As you progress across the room, the staggering pattern should be varied, typically using the cut-off piece from the end of the previous row to start the next, provided the starting piece is at least 16 inches long. For cuts that must accommodate irregular shapes, such as door frames or heating vents, a paper template can be created to transfer the shape accurately onto the plank before cutting with a jigsaw. A pull bar is another specialized tool that becomes useful for installing the final row, allowing the planks to be pulled tight against the wall to ensure a proper lock.
The final row often requires the planks to be cut lengthwise to fit the remaining distance between the previous row and the wall, again accounting for the expansion gap. Consistency in the technique is the best way to ensure the entire floor remains uniform and the floating system functions as designed.
Final Trims and Cleanup
Once the final plank is laid, all of the temporary spacers used to establish the expansion gap must be removed from the perimeter. The exposed gap around the room is then concealed by reinstalling the baseboards and any quarter round or shoe molding. It is important that these trim pieces are fastened only to the wall, not through the flooring itself, so the floor remains free to move beneath them.
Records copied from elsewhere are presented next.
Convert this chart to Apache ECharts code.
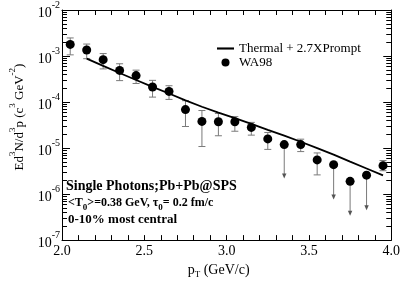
<!DOCTYPE html>
<html><head><meta charset="utf-8">
<script src="https://cdn.jsdelivr.net/npm/echarts@6/dist/echarts.min.js"></script>
<style>html,body{margin:0;padding:0;background:#fff}#c{width:403px;height:284px}</style>
</head><body><div id="c"></div>
<script>
const ptValues = [2.05,2.15,2.25,2.35,2.45,2.55,2.65,2.75,2.85,2.95,3.05,3.15,3.25,3.35,3.45,3.55,3.65,3.75,3.85,3.95];
const wa98Values = [1.79e-3,1.35e-3,8.34e-4,4.86e-4,3.76e-4,2.12e-4,1.70e-4,6.86e-5,3.79e-5,3.74e-5,3.74e-5,2.81e-5,1.58e-5,1.19e-5,1.19e-5,5.53e-6,4.36e-6,1.89e-6,2.58e-6,4.15e-6];
const errUpper = [2.47e-3,1.82e-3,1.13e-3,6.79e-4,4.93e-4,2.96e-4,2.26e-4,1.07e-4,6.54e-5,5.66e-5,4.82e-5,3.61e-5,2.18e-5,null,1.56e-5,7.84e-6,null,null,null,5.35e-6];
const errLower = [1.06e-3,8.75e-4,5.25e-4,2.92e-4,2.53e-4,1.28e-4,1.14e-4,2.94e-5,1.08e-5,1.85e-5,2.32e-5,1.91e-5,9.35e-6,null,8.38e-6,2.61e-6,null,null,null,3.22e-6];
const upperLimitEnd = [null,null,null,null,null,null,null,null,null,null,null,null,null,2.18e-6,null,null,7.62e-7,3.38e-7,4.44e-7,null];
const thermalPt = [2.15,2.25,2.35,2.45,2.55,2.65,2.75,2.85,2.95,3.05,3.15,3.25,3.35,3.45,3.55,3.65,3.75,3.85,3.95];
const thermalValues = [8.75e-4,6.11e-4,4.27e-4,3.01e-4,2.14e-4,1.53e-4,1.09e-4,7.91e-5,5.89e-5,4.46e-5,3.35e-5,2.49e-5,1.87e-5,1.37e-5,1.00e-5,7.19e-6,5.07e-6,3.60e-6,2.54e-6];
const xTickLabels = ['2.0','2.5','3.0','3.5','4.0'];
const yTickExponents = [-7,-6,-5,-4,-3,-2];
const yMinorMultipliers = [2,3,4,5,6,7,8,9];

const FONT = "'Liberation Serif','Times New Roman',serif";
const minorTickData = [];
yTickExponents.slice(0,-1).forEach(e => yMinorMultipliers.forEach(k => minorTickData.push([2, k*Math.pow(10,e)])));
const errorData = ptValues.map((x,i)=>[x, errLower[i], errUpper[i]]).filter(d=>d[1]!=null);
const arrowData = ptValues.map((x,i)=>[x, wa98Values[i], upperLimitEnd[i]]).filter(d=>d[2]!=null);

function renderMinorTicks(params, api){
  const cs = params.coordSys;
  const y = Math.round(api.coord([api.value(0), api.value(1)])[1]) + 0.5;
  const st = {stroke:'#000', lineWidth:1};
  return {type:'group', children:[
    {type:'line', shape:{x1:cs.x, y1:y, x2:cs.x+5, y2:y}, style:st},
    {type:'line', shape:{x1:cs.x+cs.width-5, y1:y, x2:cs.x+cs.width, y2:y}, style:st}
  ]};
}
function renderErrorBar(params, api){
  const x = api.value(0);
  const t = api.coord([x, api.value(2)]);
  const b = api.coord([x, api.value(1)]);
  const hw = 3.5, st = {stroke:'#7a7a7a', lineWidth:1};
  return {type:'group', children:[
    {type:'line', shape:{x1:t[0],y1:t[1],x2:b[0],y2:b[1]}, style:st},
    {type:'line', shape:{x1:t[0]-hw,y1:t[1],x2:t[0]+hw,y2:t[1]}, style:st},
    {type:'line', shape:{x1:b[0]-hw,y1:b[1],x2:b[0]+hw,y2:b[1]}, style:st}
  ]};
}
function renderArrow(params, api){
  const x = api.value(0);
  const a = api.coord([x, api.value(1)]);
  const b = api.coord([x, api.value(2)]);
  return {type:'group', children:[
    {type:'line', shape:{x1:a[0],y1:a[1],x2:b[0],y2:b[1]-3}, style:{stroke:'#7a7a7a', lineWidth:1}},
    {type:'polygon', shape:{points:[[b[0]-2.2,b[1]-5],[b[0]+2.2,b[1]-5],[b[0],b[1]]]}, style:{fill:'#555'}}
  ]};
}

const chart = echarts.init(document.getElementById('c'), null, {renderer:'canvas'});
const axisCommon = {
  axisLine:{show:true, onZero:false, lineStyle:{color:'#000', width:1}},
  splitLine:{show:false}
};
chart.setOption({
  animation:false,
  backgroundColor:'#fff',
  grid:{left:48, right:10, top:9, bottom:34, containLabel:false},
  legend:{
    orient:'vertical', left:212, top:37, itemWidth:17, itemHeight:8, itemGap:1,
    textStyle:{fontFamily:FONT, fontSize:13, color:'#000'},
    data:[
      {name:'Thermal + 2.7XPrompt', icon:'path://M0,0 L16,0 L16,2 L0,2 Z'},
      {name:'WA98', icon:'circle'}
    ]
  },
  xAxis:[
    Object.assign({}, axisCommon, {
      type:'value', min:2, max:4, interval:0.5, position:'bottom',
      axisTick:{show:true, inside:true, length:5, lineStyle:{color:'#000'}},
      minorTick:{show:true, splitNumber:5, length:5, lineStyle:{color:'#000'}},
      axisLabel:{margin:4, fontFamily:FONT, fontSize:14, color:'#000',
        formatter:v=>xTickLabels[Math.round((v-2)/0.5)]},
      name:'{m|p}{sub|T}{m| (GeV/c)}', nameLocation:'middle', nameGap:21,
      nameTextStyle:{padding:[0,16,0,0], rich:{
        m:{fontFamily:FONT, fontSize:14, color:'#000', lineHeight:16, verticalAlign:'top'},
        sub:{fontFamily:FONT, fontSize:9, color:'#000', lineHeight:9, verticalAlign:'bottom'}}}
    }),
    Object.assign({}, axisCommon, {
      type:'value', min:2, max:4, interval:0.5, position:'top',
      axisTick:{show:true, inside:true, length:5, lineStyle:{color:'#000'}},
      minorTick:{show:true, splitNumber:5, length:5, lineStyle:{color:'#000'}},
      axisLabel:{show:false}
    })
  ],
  yAxis:[
    Object.assign({}, axisCommon, {
      type:'log', logBase:10, min:1e-7, max:1e-2, position:'left',
      axisTick:{show:true, inside:true, length:8, lineStyle:{color:'#000'}},
      axisLabel:{margin:2, formatter:v=>{
          const e = Math.round(Math.log10(v));
          return yTickExponents.includes(e) ? '{b|10}{s|' + e + '}' : '';
        },
        rich:{
          b:{fontFamily:FONT, fontSize:14, color:'#000', lineHeight:20, verticalAlign:'bottom'},
          s:{fontFamily:FONT, fontSize:10, color:'#000', lineHeight:10, verticalAlign:'top'}
        }},
      name:'{m|Ed}{sup|3}{m|N/d}{sup|3}{m|p (c}{sup|3}{m| GeV}{sup|-2}{m|)}',
      nameLocation:'middle', nameRotate:90, nameGap:36,
      nameTextStyle:{padding:[0,0,0,16], rich:{
        m:{fontFamily:FONT, fontSize:13, color:'#000', lineHeight:18, verticalAlign:'bottom'},
        sup:{fontFamily:FONT, fontSize:9, color:'#000', lineHeight:9, verticalAlign:'top'}}}
    }),
    Object.assign({}, axisCommon, {
      type:'log', logBase:10, min:1e-7, max:1e-2, position:'right',
      axisTick:{show:true, inside:true, length:8, lineStyle:{color:'#000'}},
      axisLabel:{show:false}
    })
  ],
  graphic:[
    {type:'text', left:66, top:179, style:{text:'Single Photons;Pb+Pb@SPS', font:'bold 14px '+FONT, fill:'#000'}},
    {type:'text', left:68, top:197, style:{
      text:'{m|<T}{sub|0}{m|>=0.38 GeV, τ}{sub|0}{m|= 0.2 fm/c}',
      rich:{
        m:{fontFamily:FONT, fontWeight:'bold', fontSize:12, fill:'#000', lineHeight:15, verticalAlign:'top'},
        sub:{fontFamily:FONT, fontWeight:'bold', fontSize:9, fill:'#000', lineHeight:9, verticalAlign:'bottom'}
      }}},
    {type:'text', left:68, top:213, style:{text:'0-10% most central', font:'bold 13px '+FONT, fill:'#000'}}
  ],
  series:[
    {type:'custom', name:'minorTicks', silent:true, renderItem:renderMinorTicks, data:minorTickData,
      encode:{x:0, y:1}, z:1},
    {type:'custom', name:'errors', silent:true, renderItem:renderErrorBar, data:errorData,
      encode:{x:0, y:[1,2]}, z:2},
    {type:'custom', name:'limits', silent:true, renderItem:renderArrow, data:arrowData,
      encode:{x:0, y:[1,2]}, z:2},
    {type:'line', name:'Thermal + 2.7XPrompt', data:thermalPt.map((x,i)=>[x, thermalValues[i]]),
      symbol:'none', showSymbol:false, lineStyle:{color:'#000', width:1.8}, itemStyle:{color:'#000'}, z:3},
    {type:'scatter', name:'WA98', data:ptValues.map((x,i)=>[x, wa98Values[i]]),
      symbol:'circle', symbolSize:9, itemStyle:{color:'#000', opacity:1}, z:4}
  ]
});
</script></body></html>
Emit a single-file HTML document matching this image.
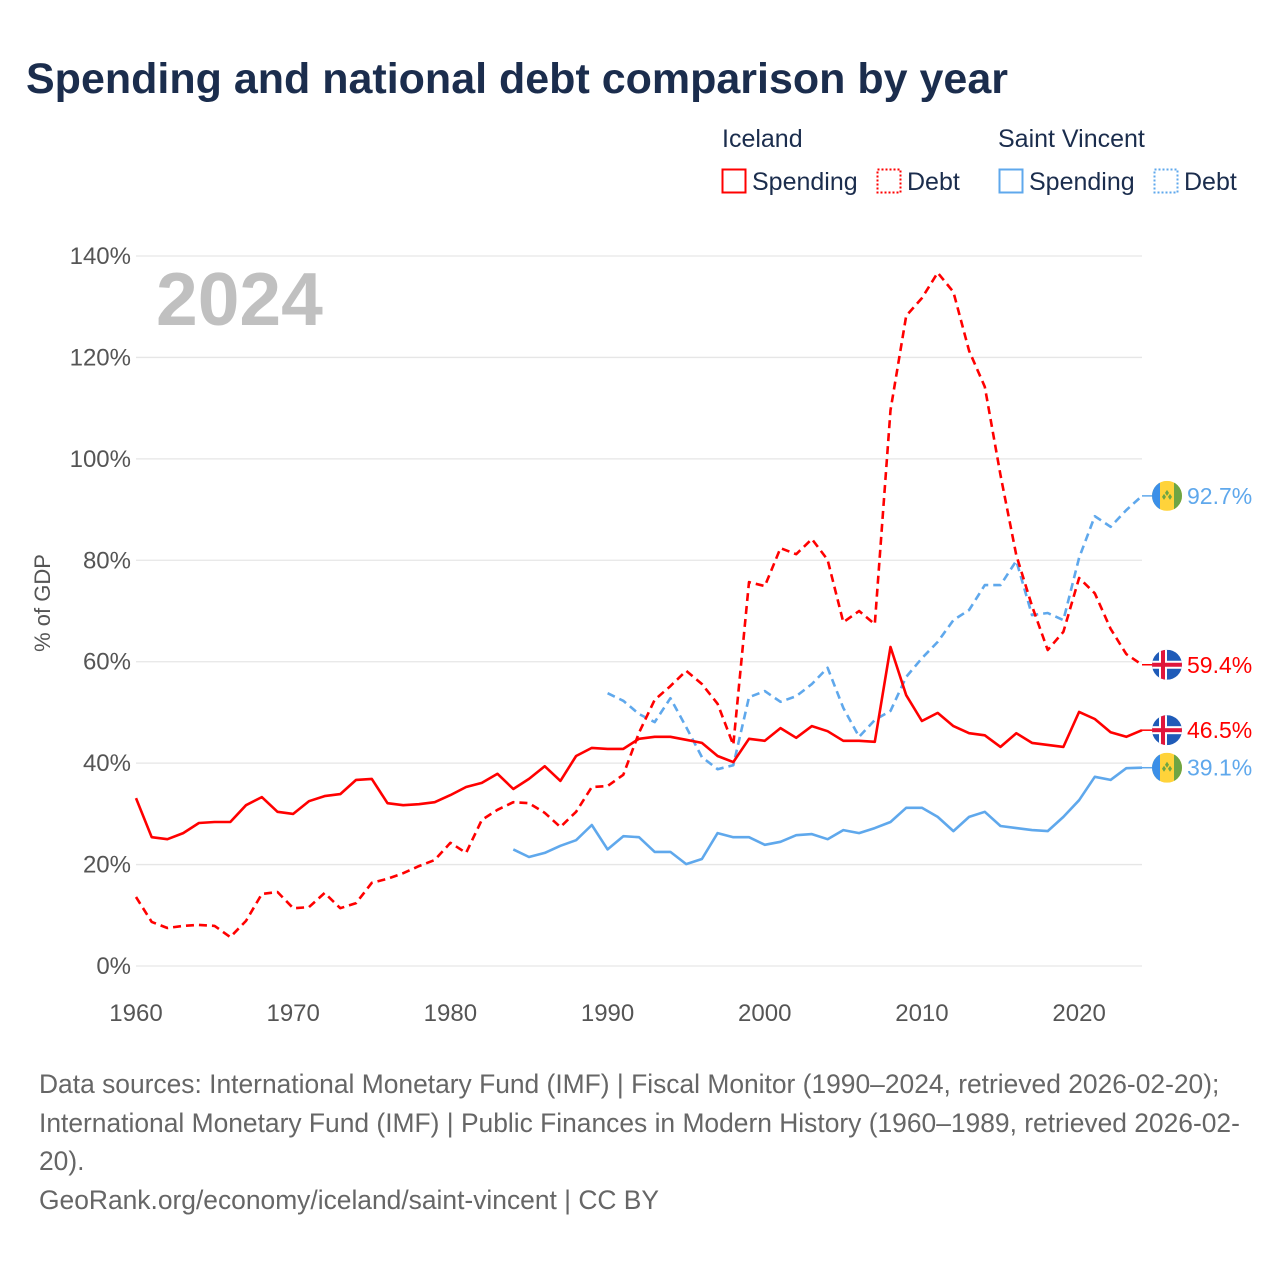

For doorways where the new laminate meets a different type of flooring, such as tile or carpet, a transition strip must be installed. This molding bridges the height difference and covers the expansion gap at the threshold. Manufacturers offer various transition profiles, including T-molding or reducer strips, designed to accommodate different floor heights.
After all trim is secured, a thorough cleaning of the floor removes any sawdust or debris left over from the installation process. Although the floor is immediately walkable, it is generally recommended to avoid placing excessively heavy furniture on the new surface for the first 24 hours to allow the planks to settle completely.